VONFELDT v. STIFEL FINANCIAL CORPORATION

Supreme Court of Delaware (1998)

Facts

Issue

Holding — Veasey, C.J.

Rule

Reasoning

Deep Dive: How the Court Reached Its Decision

Court's Reasoning on Indemnification

The Supreme Court of Delaware reasoned that Stifel Financial's bylaws included provisions for indemnification of individuals serving at the request of the corporation, thus establishing the basis for VonFeldt's claim. The court noted that VonFeldt had provided substantial evidence demonstrating Stifel Financial's control over its wholly-owned subsidiary, SNC. This evidence included the assertion that Stifel Financial set corporate policy, controlled operations, and was involved in the selection of key personnel at SNC. Additionally, VonFeldt argued that his employment and termination fee agreements were approved by Stifel Financial’s board, which suggested a relationship where he served at the corporation's request. The court found that the lower court's interpretation was too strict in requiring explicit proof of a request, which led to a misapplication of the law. Instead, the court held that the election of a director to a wholly-owned subsidiary by its parent corporation inherently constituted a request for that individual to serve. Therefore, VonFeldt's election to the SNC board was sufficient to infer that he was serving SNC at the request of Stifel Financial, allowing him to invoke the protections of the bylaws. This interpretation aligned with the statutory intent to encourage capable individuals to serve as corporate directors, knowing that they would be indemnified for their actions. The court maintained that this legal understanding did not undermine the independence of wholly-owned subsidiaries, as it was based on the specific bylaws of Stifel Financial. As such, the court reversed the lower court's decision regarding indemnification for the costs incurred in the MAH action and remanded the case for further proceedings consistent with this opinion.

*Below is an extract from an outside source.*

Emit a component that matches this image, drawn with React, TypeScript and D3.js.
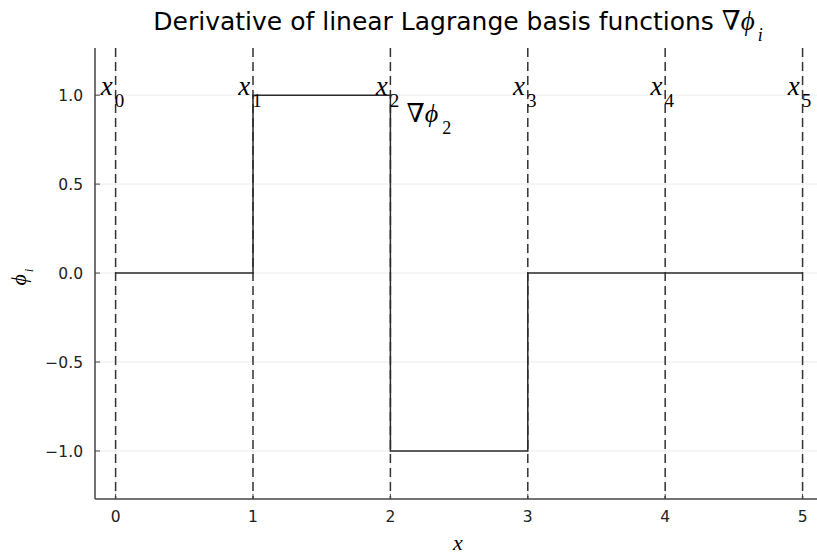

Court's Reasoning on Contractual Obligation

In examining the issue of whether a contractual obligation existed between VonFeldt and Stifel Financial for indemnification, the court upheld the lower court's finding that no such agreement was proven. The court noted that VonFeldt failed to provide adequate evidence to substantiate his claim of an indemnification contract. His assertions relied heavily on his personal testimony, which lacked corroboration from a signed agreement or any definitive documentation. The court found that Stifel Financial's SEC filings, which referenced indemnification agreements, were inconsistently presented and did not clearly establish that VonFeldt had an agreement in place. Moreover, the court highlighted that Stifel Financial had advanced attorneys' fees in one instance, but this action alone did not imply the existence of a binding contract. The court emphasized that the lack of a signed agreement, coupled with the absence of other credible evidence supporting VonFeldt's claims, led to the conclusion that no contractual indemnification obligation existed. Consequently, the court affirmed the lower court's ruling regarding the absence of a contractual agreement and maintained that VonFeldt was not entitled to reimbursement for the costs incurred in pursuing this indemnification claim. This aspect of the ruling reinforced the principle that indemnification rights must be clearly established through unequivocal agreements or corporate bylaws.

Conclusion

The Supreme Court of Delaware ultimately held that VonFeldt was entitled to indemnification based on his service to SNC at the request of Stifel Financial, reversing the lower court's ruling on that point. However, the court affirmed the lower court's decision that no contractual indemnification agreement existed between VonFeldt and Stifel Financial, as VonFeldt had not substantiated his claims with sufficient evidence. The decision clarified the interpretation of the phrase "at the request of" under Delaware law in the context of indemnification, establishing a precedent for how such relationships should be evaluated in future cases. This case illustrated the importance of understanding the nuances of corporate bylaws and the implications of a parent-subsidiary relationship in determining indemnification rights. The court's rulings reaffirmed the necessity for clear agreements in matters of indemnification while also promoting a broader interpretation of corporate governance responsibilities.